***** Record extracts

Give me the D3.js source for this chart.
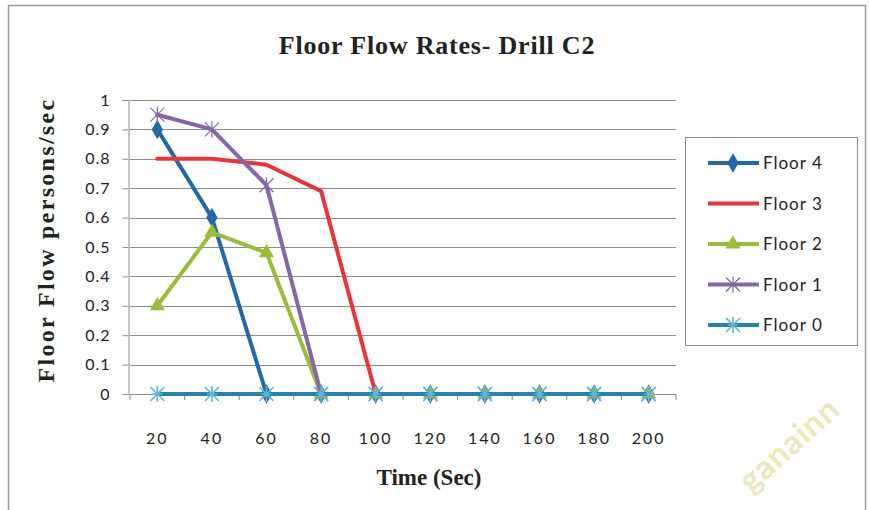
<!DOCTYPE html>
<html>
<head>
<meta charset="utf-8">
<script src="https://cdn.jsdelivr.net/npm/d3@7"></script>
<style>
  body { margin: 0; background: #fff; }
  svg { display: block; }
</style>
</head>
<body>
<svg width="869" height="510"></svg>
<script>
// chart values
var times = [20, 40, 60, 80, 100, 120, 140, 160, 180, 200];
var yTicks = [0, 0.1, 0.2, 0.3, 0.4, 0.5, 0.6, 0.7, 0.8, 0.9, 1];
var floor4 = [0.9, 0.6, 0, 0, 0, 0, 0, 0, 0, 0];
var floor3 = [0.8, 0.8, 0.78, 0.69, 0, 0, 0, 0, 0, 0];
var floor2 = [0.3, 0.55, 0.48, 0, 0, 0, 0, 0, 0, 0];
var floor1 = [0.95, 0.9, 0.71, 0, 0, 0, 0, 0, 0, 0];
var floor0 = [0, 0, 0, 0, 0, 0, 0, 0, 0, 0];

var series = [
    {name: "Floor 4", values: floor4, color: "#2467a8", marker: "diamond"},
    {name: "Floor 3", values: floor3, color: "#e8353b", marker: "none"},
    {name: "Floor 2", values: floor2, color: "#9bbb3b", marker: "triangle"},
    {name: "Floor 1", values: floor1, color: "#8566a8", marker: "star"},
    {name: "Floor 0", values: floor0, color: "#2383ab", marker: "asterisk"}
];

var svg = d3.select("svg");
var margin = {top: 100, left: 130, right: 193, bottom: 116};
var width = 869 - margin.left - margin.right;   // 546
var height = 510 - margin.top - margin.bottom;  // 294

// outer frame
svg.append("rect")
    .attr("x", 8.5).attr("y", 5.5)
    .attr("width", 857).attr("height", 520)
    .attr("fill", "#fff")
    .attr("stroke", "#9a9a9a")
    .attr("stroke-width", 1.5);

var g = svg.append("g")
    .attr("transform", "translate(" + margin.left + "," + margin.top + ")");

var x = d3.scaleBand().domain(times).range([0, width]);
var y = d3.scaleLinear().domain([0, 1]).range([height, 0]);

// gridlines
g.append("g")
    .selectAll("line")
    .data(yTicks.slice(1))
    .enter()
    .append("line")
    .attr("x1", 0).attr("x2", width)
    .attr("y1", function (d) { return Math.round(y(d)) + 0.5; })
    .attr("y2", function (d) { return Math.round(y(d)) + 0.5; })
    .attr("stroke", "#8c8c8c")
    .attr("stroke-width", 1);

// y axis
var yAxis = g.append("g")
    .attr("transform", "translate(-1.5,0)")
    .call(d3.axisLeft(y).tickValues(yTicks).tickSize(6).tickPadding(12)
        .tickFormat(function (d) { return d === 0 || d === 1 ? d : d3.format(".1f")(d); }));
yAxis.select(".domain").attr("stroke", "#8c8c8c");
yAxis.selectAll(".tick line").attr("stroke", "#8c8c8c");
yAxis.selectAll("text")
    .attr("fill", "#222")
    .style("font-family", "Lato, 'Open Sans', sans-serif")
    .style("font-size", "16px")
    .style("letter-spacing", "1px");

// x axis, ticks between categories
var xAxisG = g.append("g").attr("transform", "translate(0," + height + ")");
xAxisG.append("line")
    .attr("x1", 0).attr("x2", width)
    .attr("y1", 0.5).attr("y2", 0.5)
    .attr("stroke", "#8c8c8c");
xAxisG.selectAll(".sep")
    .data(times.concat([null]))
    .enter()
    .append("line")
    .attr("class", "sep")
    .attr("x1", function (d, i) { return i * x.step(); })
    .attr("x2", function (d, i) { return i * x.step(); })
    .attr("y1", 0).attr("y2", 6)
    .attr("stroke", "#8c8c8c");
xAxisG.selectAll(".xl")
    .data(times)
    .enter()
    .append("text")
    .attr("class", "xl")
    .attr("x", function (d) { return x(d) + x.bandwidth() / 2; })
    .attr("y", 50)
    .attr("text-anchor", "middle")
    .attr("fill", "#222")
    .style("font-family", "Lato, 'Open Sans', sans-serif")
    .style("font-size", "16px")
    .style("letter-spacing", "2px")
    .text(function (d) { return d; });

var line = d3.line()
    .x(function (v, i) { return x(times[i]) + x.bandwidth() / 2; })
    .y(function (v) { return y(v); });

function drawMarker(sel, type, color) {
    if (type === "diamond") {
        sel.append("path")
            .attr("d", d3.symbol().type(d3.symbolDiamond).size(110)())
            .attr("fill", color);
    } else if (type === "triangle") {
        sel.append("path")
            .attr("d", d3.symbol().type(d3.symbolTriangle).size(100)())
            .attr("fill", color);
    } else if (type === "star") {
        sel.append("path")
            .attr("d", "M-7,-7L7,7M-7,7L7,-7M0,-8L0,8")
            .attr("stroke", color).attr("stroke-width", 1.2).attr("fill", "none");
    } else if (type === "asterisk") {
        sel.append("path")
            .attr("d", "M-7,-7L7,7M-7,7L7,-7M0,-8L0,8M-5,0L5,0")
            .attr("stroke", color).attr("stroke-width", 1.6).attr("fill", "none");
    }
}

// lines, drawn in order so Floor 0 is on top
series.forEach(function (s) {
    g.append("path")
        .datum(s.values)
        .attr("fill", "none")
        .attr("stroke", s.color)
        .attr("stroke-width", 4)
        .attr("stroke-linejoin", "round")
        .attr("stroke-linecap", "round")
        .attr("d", line);
    if (s.marker !== "none") {
        var mcolor = s.marker === "asterisk" ? "#5cb8d6" : s.color;
        g.append("g")
            .selectAll("g")
            .data(s.values)
            .enter()
            .append("g")
            .attr("transform", function (v, i) {
                return "translate(" + (x(times[i]) + x.bandwidth() / 2) + "," + y(v) + ")";
            })
            .each(function () { drawMarker(d3.select(this), s.marker, mcolor); });
    }
});

// title
svg.append("text")
    .attr("x", 437).attr("y", 54)
    .attr("text-anchor", "middle")
    .style("font-family", "'Liberation Serif', 'DejaVu Serif', serif")
    .style("font-weight", "bold")
    .style("font-size", "26px")
    .style("letter-spacing", "0.8px")
    .attr("fill", "#222")
    .text("Floor Flow Rates- Drill C2");

// axis titles
svg.append("text")
    .attr("transform", "translate(54,240) rotate(-90)")
    .attr("text-anchor", "middle")
    .style("font-family", "'Liberation Serif', 'DejaVu Serif', serif")
    .style("font-weight", "bold")
    .style("font-size", "24px")
    .style("letter-spacing", "2.3px")
    .attr("fill", "#222")
    .text("Floor Flow persons/sec");

svg.append("text")
    .attr("x", 429).attr("y", 485)
    .attr("text-anchor", "middle")
    .style("font-family", "'Liberation Serif', 'DejaVu Serif', serif")
    .style("font-weight", "bold")
    .style("font-size", "23px")
    .attr("fill", "#222")
    .text("Time (Sec)");

// legend
var legend = svg.append("g").attr("transform", "translate(685,137)");
legend.append("rect")
    .attr("x", 0.5).attr("y", 0.5)
    .attr("width", 172).attr("height", 208)
    .attr("fill", "#fff")
    .attr("stroke", "#8c8c8c");
var item = legend.selectAll(".item")
    .data(series)
    .enter()
    .append("g")
    .attr("class", "item")
    .attr("transform", function (d, i) { return "translate(0," + (26 + i * 40.5) + ")"; });
item.append("line")
    .attr("x1", 23).attr("x2", 74)
    .attr("stroke", function (d) { return d.color; })
    .attr("stroke-width", 4);
item.each(function (d) {
    var m = d3.select(this).append("g").attr("transform", "translate(48,0)");
    drawMarker(m, d.marker, d.marker === "asterisk" ? "#5cb8d6" : d.color);
});
item.append("text")
    .attr("x", 78).attr("y", 6)
    .style("font-family", "Lato, 'Open Sans', sans-serif")
    .style("font-size", "17px")
    .style("letter-spacing", "1px")
    .attr("fill", "#222")
    .text(function (d) { return d.name; });

// faint watermark at the bottom right
svg.append("text")
    .attr("transform", "translate(842,412) rotate(-42)")
    .attr("text-anchor", "end")
    .style("font-family", "Lato, sans-serif")
    .style("font-weight", "bold")
    .style("font-size", "33px")
    .style("letter-spacing", "1px")
    .attr("fill", "#ece7bb")
    .text("ganainn");
</script>
</body>
</html>
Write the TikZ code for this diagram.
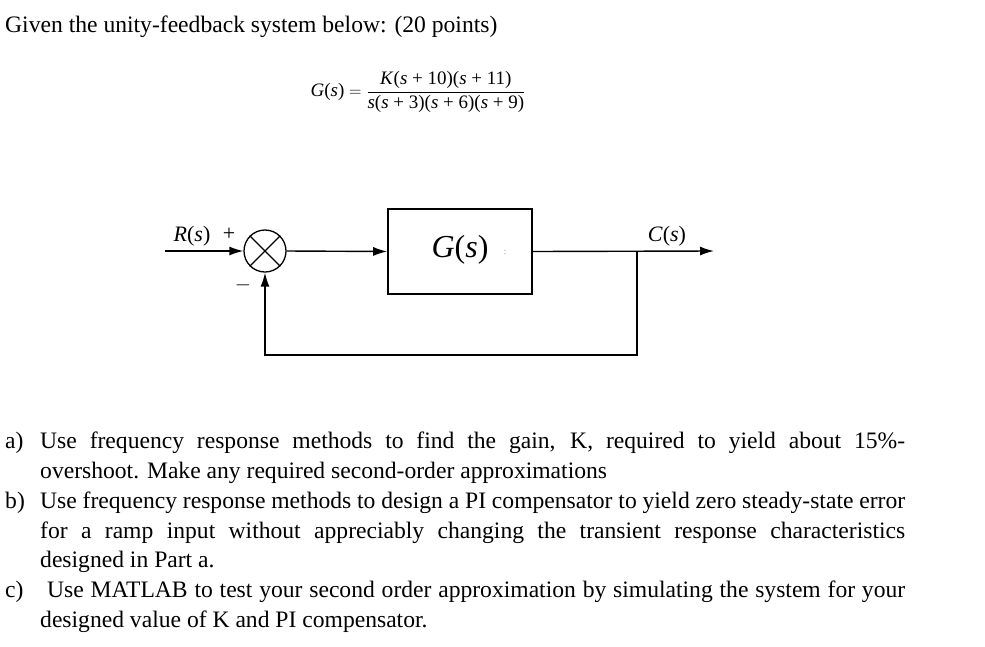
\documentclass[tikz,border=0pt]{standalone}
\usepackage{amsmath}
\usepackage{fontspec}
\setmainfont{Liberation Serif}
\usetikzlibrary{arrows.meta}
\newcommand{\vi}[1]{\textit{#1}}
\begin{document}
\begin{tikzpicture}[x=1pt,y=-1pt,
  txt/.style={anchor=base west,inner sep=0pt,font=\fontsize{23.6}{26}\selectfont},
  arr/.style={line width=1.4pt,-{Latex[length=14pt,width=9pt]}},
  lab/.style={inner sep=0pt,font=\fontsize{22}{24}\selectfont}]
\useasboundingbox (0,0) rectangle (985,646);
\node[txt] (title) at (5,32) {Given the unity-feedback system below: (20 points)};
\node[inner sep=0pt,font=\fontsize{19}{22}\selectfont] (eq) at (418,92) {\vi{G}(\vi{s}) $=\dfrac{\text{\vi{K}(\vi{s} + 10)(\vi{s} + 11)}}{\text{\vi{s}(\vi{s} + 3)(\vi{s} + 6)(\vi{s} + 9)}}$};
% block diagram
\node[draw,circle,line width=1.3pt,minimum size=42pt,inner sep=0pt] (sum) at (265,251) {};
\draw[line width=1.1pt] (sum.north west)--(sum.south east) (sum.north east)--(sum.south west);
\node[draw,line width=1.6pt,minimum width=144pt,minimum height=85pt] (G) at (460,251.5) {};
\node[lab,font=\fontsize{32}{34}\selectfont] (Gl) at (460,250) {\vi{G}(\vi{s})};
\node[lab,font=\fontsize{9}{10}\selectfont,gray] (dots) at (505,252) {:};
\coordinate (in) at (165,251);
\coordinate (out) at (714,251);
\coordinate (br) at (637,251);
\coordinate (bl) at (637,355);
\coordinate (fl) at (265,355);
\draw[arr] (in) -- (sum.west);
\draw[arr] (sum.east) -- (G.west);
\draw[arr] (G.east) -- (out);
\draw[arr] (br) -- (bl) -- (fl) -- (sum.south);
\node[lab] (R) at (192,236) {\vi{R}(\vi{s})};
\node[lab] (plus) at (229,234) {+};
\node[lab] (minus) at (243,285) {$-$};
\node[lab] (C) at (667,236) {\vi{C}(\vi{s})};
% questions
\node[txt] (a) at (5,448) {a)};
\node[txt] (a1) at (40,448) {\makebox[865pt][s]{Use frequency response methods to find the gain, K, required to yield about 15\%-}};
\node[txt] (a2) at (40,478) {overshoot. Make any required second-order approximations};
\node[txt] (b) at (5,508) {b)};
\node[txt] (b1) at (40,508) {\makebox[865pt][s]{Use frequency response methods to design a PI compensator to yield zero steady-state error}};
\node[txt] (b2) at (40,538) {\makebox[865pt][s]{for a ramp input without appreciably changing the transient response characteristics}};
\node[txt] (b3) at (40,567) {designed in Part a.};
\node[txt] (c) at (5,597) {c)};
\node[txt] (c1) at (47,597) {\makebox[858pt][s]{Use MATLAB to test your second order approximation by simulating the system for your}};
\node[txt] (c2) at (40,627) {designed value of K and PI compensator.};
\end{tikzpicture}
\end{document}
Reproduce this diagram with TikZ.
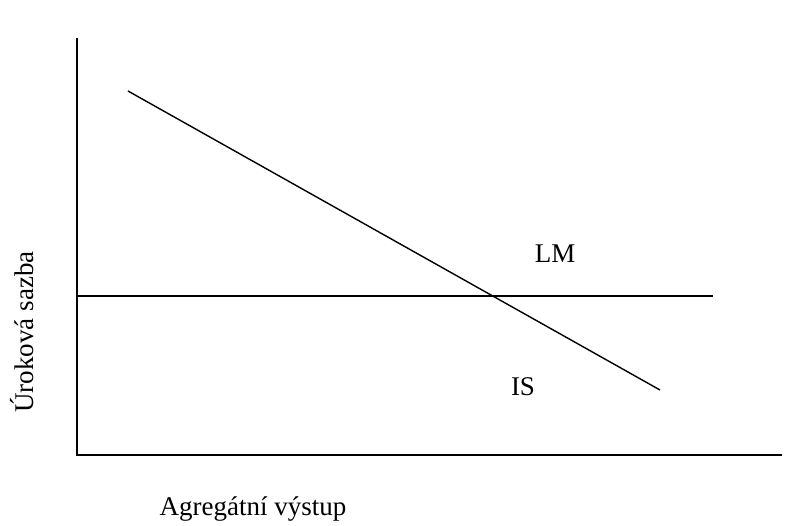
\documentclass[tikz,border=0pt]{standalone}
\usepackage{fontspec}
\setmainfont{Liberation Serif}
\usetikzlibrary{positioning}

\begin{document}
\begin{tikzpicture}[x=0.5pt, y=-0.5pt, line width=0.7pt, font=\fontsize{13.5}{16}\selectfont]
  \useasboundingbox (0,0) rectangle (798,525);
  % Axes
  \coordinate (origin) at (77,455);
  \coordinate (ytop) at (77,38);
  \coordinate (xend) at (782,455);
  \draw (ytop) -- (origin) -- (xend);
  \node[rotate=90] (ylab) at (22,332) {Úroková sazba};
  \node (xlab) at (253,509) {Agregátní výstup};

  % LM curve (flat)
  \coordinate (lmstart) at (77,296);
  \coordinate (lmend) at (713,296);
  \draw (lmstart) -- (lmend);
  \node (lmlab) at (555,254) {LM};

  % IS curve
  \coordinate (isstart) at (128,91);
  \coordinate (isend) at (660,390);
  \draw (isstart) -- (isend);
  \node (islab) at (523,387) {IS};
\end{tikzpicture}
\end{document}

**********

Direction: Here the job is to quote the lines from the one with "Reproduce this diagram with TikZ." through the end of the material, both included, exactly; please skip the pictures.

Output for this task:
Reproduce this diagram with TikZ.
\documentclass[tikz,border=0pt]{standalone}
\usepackage{fontspec}
\setmainfont{Liberation Serif}
\usetikzlibrary{positioning}

\begin{document}
\begin{tikzpicture}[x=0.5pt, y=-0.5pt, line width=0.7pt, font=\fontsize{13.5}{16}\selectfont]
  \useasboundingbox (0,0) rectangle (798,525);
  % Axes
  \coordinate (origin) at (77,455);
  \coordinate (ytop) at (77,38);
  \coordinate (xend) at (782,455);
  \draw (ytop) -- (origin) -- (xend);
  \node[rotate=90] (ylab) at (22,332) {Úroková sazba};
  \node (xlab) at (253,509) {Agregátní výstup};

  % LM curve (flat)
  \coordinate (lmstart) at (77,296);
  \coordinate (lmend) at (713,296);
  \draw (lmstart) -- (lmend);
  \node (lmlab) at (555,254) {LM};

  % IS curve
  \coordinate (isstart) at (128,91);
  \coordinate (isend) at (660,390);
  \draw (isstart) -- (isend);
  \node (islab) at (523,387) {IS};
\end{tikzpicture}
\end{document}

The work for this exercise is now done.